At least U.S. asparagus growers have some good news. The federal government is giving them a one-time payment of $15 million to help compensate them for the losses they’ve incurred over the last few years as a result of U.S. trade policies.

The money is part of a provision in the 2008 Farm Bill called the Market Loss Assistance Program. Every grower in the country who grew asparagus through 2007 will be eligible to receive a check, according to John Bakker, executive director of the Michigan Asparagus Advisory Board.

“This will not make up for the losses of the last four or five years, but it will help producers stay in business,” Bakker said.

USDA hasn’t written the final rules yet, but Bakker expected the sign-up period for growers to be some time this winter. He said the payment program probably would be based on revenue losses since 2003.

Bakker wasn’t sure of the national numbers, but said more than 200 asparagus growers in Michigan would be eligible for payments.
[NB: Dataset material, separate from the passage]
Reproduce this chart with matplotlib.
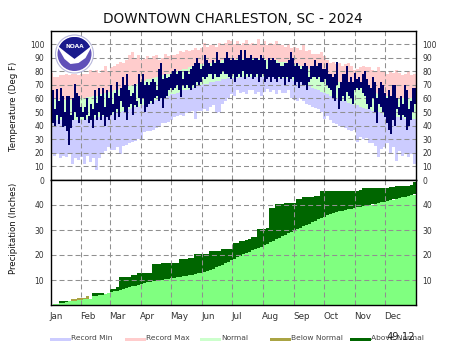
import numpy as np
import matplotlib
matplotlib.use('Agg')
import matplotlib.pyplot as plt
from matplotlib.patches import Circle, Polygon, Rectangle

months = ['Jan', 'Feb', 'Mar', 'Apr', 'May', 'Jun', 'Jul', 'Aug', 'Sep', 'Oct', 'Nov', 'Dec']
month_starts = [0, 31, 60, 91, 121, 152, 182, 213, 244, 274, 305, 335]
temp_ticks = [0, 10, 20, 30, 40, 50, 60, 70, 80, 90, 100]
precip_ticks = [10, 20, 30, 40]
total_precip = '49.12'

# every 3rd day
record_max = [79, 76, 76, 77, 77, 78, 77, 78, 78, 77, 78,
              78, 78, 81, 80, 81, 79, 81, 84, 80, 83,
              84, 85, 87, 86, 88, 92, 94, 90, 92, 88,
              89, 91, 89, 91, 92, 88, 90, 93, 91, 92,
              92, 93, 95, 94, 96, 95, 96, 97, 96, 97,
              101, 98, 99, 100, 98, 101, 100, 101, 103, 102,
              100, 102, 99, 101, 103, 100, 101, 99, 104, 100,
              102, 99, 101, 100, 102, 99, 99, 98, 100, 97,
              98, 97, 96, 99, 95, 96, 93, 93, 93, 94,
              91, 88, 86, 87, 85, 86, 84, 85, 86, 84, 81,
              82, 83, 84, 83, 83, 81, 80, 83, 80, 80,
              78, 80, 79, 81, 79, 77, 78, 80, 77, 78]
record_min = [20, 18, 19, 16, 18, 17, 19, 12, 16, 15, 17,
              12, 18, 13, 16, 7, 16, 20, 21, 24, 22,
              22, 24, 19, 25, 26, 27, 28, 29, 30, 30,
              35, 36, 36, 37, 38, 40, 42, 42, 43, 44,
              46, 47, 48, 47, 49, 50, 51, 45, 51, 51,
              52, 51, 54, 55, 49, 50, 56, 58, 60, 63,
              62, 66, 64, 65, 63, 66, 66, 63, 65, 62,
              65, 67, 65, 66, 63, 66, 64, 64, 66, 60,
              59, 58, 60, 58, 56, 55, 54, 53, 52, 50,
              45, 47, 44, 42, 41, 40, 39, 38, 37, 36, 37,
              28, 32, 30, 31, 27, 27, 25, 17, 23, 24,
              27, 20, 24, 14, 21, 18, 20, 17, 19, 12]
normal_high = [60, 60, 59, 59, 59, 59, 59, 59, 60, 60, 60,
               60, 61, 61, 62, 62, 63, 63, 64, 65, 65,
               66, 66, 67, 68, 69, 69, 70, 71, 71, 72,
               73, 74, 74, 75, 76, 76, 77, 78, 78, 79,
               80, 80, 81, 82, 82, 83, 84, 84, 85, 85,
               85, 86, 86, 87, 87, 87, 88, 88, 88, 88,
               88, 89, 89, 89, 89, 89, 89, 89, 89, 89,
               89, 88, 88, 88, 88, 87, 87, 87, 86, 86,
               85, 85, 84, 84, 83, 82, 81, 80, 79, 78,
               77, 76, 75, 74, 73, 72, 72, 71, 70, 70, 69,
               69, 68, 67, 66, 65, 65, 64, 63, 63, 62,
               62, 61, 61, 60, 60, 60, 60, 60, 60, 60]
normal_low = [45, 45, 44, 44, 44, 44, 44, 44, 44, 44, 44,
              44, 45, 45, 45, 46, 46, 47, 47, 48, 48,
              49, 50, 50, 51, 52, 52, 53, 54, 54, 55,
              55, 56, 57, 58, 59, 60, 60, 61, 62, 63,
              63, 64, 65, 66, 66, 67, 68, 69, 69, 70,
              71, 71, 72, 72, 73, 73, 74, 74, 75, 75,
              75, 75, 76, 76, 76, 76, 76, 76, 76, 76,
              76, 76, 76, 76, 75, 75, 75, 75, 74, 74,
              73, 72, 72, 71, 70, 69, 68, 67, 66, 65,
              64, 63, 62, 61, 60, 59, 58, 58, 57, 56, 55,
              55, 54, 53, 52, 52, 51, 50, 50, 49, 48,
              48, 47, 47, 46, 46, 46, 45, 45, 45, 45]

# every 2nd day
observed_high = [54, 66, 52, 67, 58, 68, 62, 50, 62, 62, 48, 60, 71, 64, 62, 54,
                 50, 54, 60, 47, 56, 52, 66, 57, 68, 62, 68, 54, 66, 60,
                 70, 56, 64, 72, 62, 68, 76, 70, 78, 66, 62, 64, 71, 58, 78, 72,
                 78, 70, 72, 70, 72, 74, 72, 66, 82, 86, 74, 78, 75, 76,
                 78, 80, 82, 78, 80, 80, 74, 80, 80, 78, 82, 84, 86, 90, 86, 82,
                 84, 92, 88, 86, 84, 88, 86, 94, 88, 86, 86, 90, 94, 90, 88,
                 90, 88, 88, 92, 96, 88, 96, 90, 90, 92, 88, 90, 90, 88, 92, 90,
                 88, 82, 90, 88, 90, 88, 86, 86, 84, 84, 86, 86, 88, 94, 90,
                 84, 86, 84, 82, 84, 86, 84, 76, 84, 84, 88, 84, 86, 86, 82,
                 82, 86, 78, 78, 76, 78, 87, 68, 72, 78, 78, 84, 72, 76, 72, 79,
                 74, 76, 72, 78, 80, 74, 70, 68, 76, 72, 60, 68, 72, 70, 64,
                 60, 66, 62, 70, 70, 60, 54, 62, 56, 70, 66, 52, 58, 68, 68]
observed_low = [40, 42, 40, 48, 41, 46, 39, 40, 36, 26, 38, 44, 50, 46, 42, 46,
                46, 44, 48, 42, 44, 38, 48, 44, 50, 44, 48, 40, 46, 44,
                48, 50, 44, 52, 46, 58, 54, 50, 44, 54, 56, 48, 55, 54, 60, 56,
                60, 50, 54, 56, 58, 56, 60, 62, 58, 60, 53, 60, 62, 66,
                68, 66, 68, 70, 66, 61, 70, 68, 70, 68, 66, 70, 68, 72, 70, 72,
                76, 74, 76, 78, 78, 74, 78, 76, 76, 78, 80, 78, 78, 76, 74,
                78, 72, 76, 78, 76, 80, 74, 78, 76, 78, 74, 76, 78, 72, 76, 78,
                72, 74, 76, 72, 76, 74, 72, 76, 74, 76, 70, 76, 72, 74, 76,
                70, 72, 68, 72, 70, 70, 66, 72, 74, 76, 76, 74, 76, 72, 72,
                74, 70, 68, 66, 60, 58, 70, 52, 58, 62, 58, 65, 62, 60, 56, 66,
                68, 66, 68, 64, 62, 56, 52, 54, 60, 50, 42, 56, 54, 50, 46,
                42, 37, 34, 44, 40, 52, 48, 44, 48, 46, 37, 40, 44, 50, 56]

# cumulative inches, every 3rd day
precip_observed = [0.1, 0.3, 0.3, 1.6, 1.6, 1.6, 1.6, 1.7, 1.7, 2.0, 2.0,
                   2.4, 2.6, 2.6, 4.8, 4.8, 4.8, 4.8, 4.8, 4.8, 6.4,
                   6.5, 7.3, 11.1, 11.1, 11.1, 11.1, 12, 12, 13, 13,
                   13, 13, 13, 16.4, 16.4, 16.4, 16.8, 16.8, 16.8, 16.8,
                   16.9, 17, 18.4, 18.4, 18.4, 19, 19, 20.3, 20.3, 20.3,
                   20.3, 20.3, 21.6, 21.6, 21.6, 21.6, 22.4, 22.4, 22.4, 22.4,
                   24.7, 24.7, 25.7, 25.7, 26.2, 26.6, 27.3, 27.3, 30.4, 30.4,
                   30.4, 31, 38.7, 38.7, 40.3, 40.3, 40.3, 41, 41, 41,
                   41, 42.4, 42.4, 43.2, 43.2, 43.2, 43.2, 43.6, 43.6, 45.6,
                   45.6, 45.6, 45.6, 45.6, 45.6, 45.6, 45.6, 45.6, 45.6, 45.6, 45.6,
                   45.6, 46, 47, 47, 47, 47, 47, 47, 47, 47,
                   47, 47.1, 47.2, 47.5, 47.5, 47.5, 47.5, 47.7, 48, 49.12]
precip_normal = [0.1, 0.3, 0.5, 0.7, 1.0, 1.3, 1.5, 2.3, 2.5, 2.7, 2.9,
                 3.0, 3.6, 3.6, 3.7, 3.8, 4.0, 4.2, 4.6, 5.3, 5.4,
                 5.6, 5.8, 6.0, 6.4, 6.8, 7.1, 7.5, 7.8, 8.2, 8.6,
                 8.9, 9.1, 9.3, 9.5, 9.7, 9.9, 10.1, 10.3, 10.5, 10.7,
                 10.9, 11.1, 11.3, 11.5, 11.7, 11.9, 12.1, 12.4, 12.7, 13.0,
                 13.3, 13.7, 14.1, 14.6, 15.1, 15.6, 16.2, 16.8, 17.4, 18.0,
                 18.6, 19.2, 19.8, 20.3, 20.8, 21.4, 21.9, 22.4, 22.9, 23.4,
                 23.9, 24.5, 25.1, 25.7, 26.3, 26.9, 27.5, 28.1, 28.7, 29.2,
                 29.8, 30.4, 30.9, 31.5, 32.0, 32.6, 33.2, 33.8, 34.3, 34.9,
                 35.4, 35.9, 36.4, 36.8, 37.2, 37.5, 37.8, 38.1, 38.4, 38.6, 38.9,
                 39.1, 39.3, 39.6, 39.8, 40.0, 40.2, 40.5, 40.8, 41.1, 41.4,
                 41.7, 41.9, 42.2, 42.5, 42.8, 43.1, 43.4, 43.6, 43.9, 44.2]

legend_labels = ['Record Min', 'Record Max', 'Normal', 'Below Normal', 'Above Normal']
legend_colors = ['#ccccff', '#ffcccc', '#ccffcc', '#aaa444', '#006600']
legend_x = [50, 125, 200, 270, 350]

W, H = 466, 345
GRID = dict(color='#909090', lw=0.75, ls=(0, (4.8, 2.9)), zorder=3)
TICK_COLOR = '#333333'


def closed(days, values):
    # repeat the last value so the steps reach the right edge of the year
    return np.append(days, 366), np.append(values, values[-1])


def axes_px(left, top, right, bottom):
    return fig.add_axes([left / W, 1 - bottom / H, (right - left) / W, (bottom - top) / H])


def style_axes(ax, yticks):
    ax.set_xlim(0, 366)
    ax.set_xticks(month_starts[1:])
    ax.set_xticklabels([])
    ax.set_yticks(yticks)
    ax.tick_params(length=0, labelsize=5.5, labelcolor=TICK_COLOR, pad=4.5,
                   left=False, labelleft=True, right=False, labelright=True)
    for m in month_starts[1:]:
        ax.axvline(m, **GRID)
    for t in yticks:
        ax.axhline(t, **GRID)
    for s in ax.spines.values():
        s.set_linewidth(1)
        s.set_zorder(6)


fig = plt.figure(figsize=(W / 100, H / 100), dpi=100, facecolor='white')

days3 = np.arange(0, 366, 3)
days2 = np.arange(0, 366, 2)

# temperature panel
ax = axes_px(50.5, 30.5, 416, 180)
ax.set_ylim(0, 110)
x, y = closed(days3, record_max)
_, low = closed(days3, record_min)
_, nh = closed(days3, normal_high)
_, nl = closed(days3, normal_low)
ax.fill_between(x, nh, y, step='post', color='#ffcccc', lw=0, zorder=1)
ax.fill_between(x, low, nl, step='post', color='#ccccff', lw=0, zorder=1)
ax.fill_between(x, nl, nh, step='post', color='#ccffcc', lw=0, zorder=1)
style_axes(ax, temp_ticks)
ax.set_yticklabels([str(t) for t in temp_ticks])
ax.vlines(days2 + 1, observed_low, observed_high, color='#000066', lw=1.2, antialiased=False, zorder=4)
ax.set_ylabel('Temperature (Deg F)', fontsize=6.2, color='#111111')
ax.yaxis.set_label_coords((18 - 50.5) / 365.5, (180 - 106) / 149.5)
ax.set_title('DOWNTOWN CHARLESTON, SC - 2024', fontsize=9.8, pad=5.5, color='#111111')

# precipitation panel
ax2 = axes_px(50.5, 180, 416, 305)
ax2.set_ylim(0, 50)
x, obs = closed(days3, precip_observed)
_, norm = closed(days3, precip_normal)
ax2.fill_between(x, 0, np.minimum(obs, norm), step='post', color='#80ff80', lw=0, zorder=1)
ax2.fill_between(x, norm, obs, where=obs >= norm, step='post', color='#006600', lw=0, zorder=1)
ax2.fill_between(x, obs, norm, where=obs <= norm, step='post', color='#aaa444', lw=0, zorder=1)
style_axes(ax2, precip_ticks)
ax2.set_yticklabels([str(t) for t in precip_ticks])
ax2.set_ylabel('Precipitation (Inches)', fontsize=6.2, color='#111111')
ax2.yaxis.set_label_coords((18 - 50.5) / 365.5, (305 - 228) / 125)
for m, start in zip(months, month_starts):
    ax2.annotate(m, (start, 0), xytext=(-0.7, -5), textcoords='offset points',
                 ha='left', va='top', fontsize=6.3, color=TICK_COLOR, annotation_clip=False)

# logo, legend and total sit on a pixel overlay
ov = fig.add_axes([0, 0, 1, 1], facecolor='none', zorder=10)
ov.set_xlim(0, W)
ov.set_ylim(H, 0)
ov.axis('off')

cx, cy = 74.5, 54
ov.add_patch(Circle((cx, cy), 19, fc='white', ec='#b8b8dc', lw=0.8))
disc = Circle((cx, cy), 17, fc='#6050b8', ec='none')
ov.add_patch(disc)
top = Polygon([(cx - 18, cy - 18), (cx + 18, cy - 18), (cx + 18, cy - 9), (cx + 8, cy - 1),
               (cx, cy + 5), (cx - 8, cy - 1), (cx - 18, cy - 9)],
              fc='#1a1a8c', ec='none')
ov.add_patch(top)
top.set_clip_path(disc)
gull = Polygon([(cx - 18, cy - 9), (cx - 8, cy - 1), (cx, cy + 5), (cx + 8, cy - 1), (cx + 18, cy - 9),
                (cx + 11, cy + 4), (cx + 4, cy + 9), (cx - 4, cy + 10), (cx - 10, cy + 5)],
               fc='white', ec='none')
ov.add_patch(gull)
ov.text(cx, cy - 7.5, 'NOAA', color='white', fontsize=4.2, fontweight='bold', ha='center', va='center')

for label, color, lx in zip(legend_labels, legend_colors, legend_x):
    ov.add_patch(Rectangle((lx, 338), 21, 3, fc=color, ec='none'))
    ov.text(lx + 21, 337.5, label, fontsize=5.4, color='#444444', ha='left', va='center')
ov.text(400.5, 337, total_precip, fontsize=7.2, color='#222222', ha='center', va='center')

fig.savefig('out.png', dpi=100)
Half the money will go to fresh-market growers, the other half to processing growers, he said.

The Market Loss Assistance Program is the latest, and most successful, effort to salve the U.S. asparagus industry since the enactment of the Andean Trade Preference Act in 1991. Under ATPA (an attempt to curtail drug production), commodities like asparagus and cut flowers from Andean countries were granted duty-free access to the U.S. market virtually overnight. The Peruvian asparagus industry exploded at that point, flooding the United States with inexpensive product and devastating U.S. growers.

For years, the U.S. industry worked on remedies for the situation, but met with failure after failure. The final blow came in 2007, when the Peru Free Trade Agreement was enacted. The Peru agreement superseded ATPA and gave that country’s asparagus industry permanent, duty-free access to the U.S. market, Bakker said.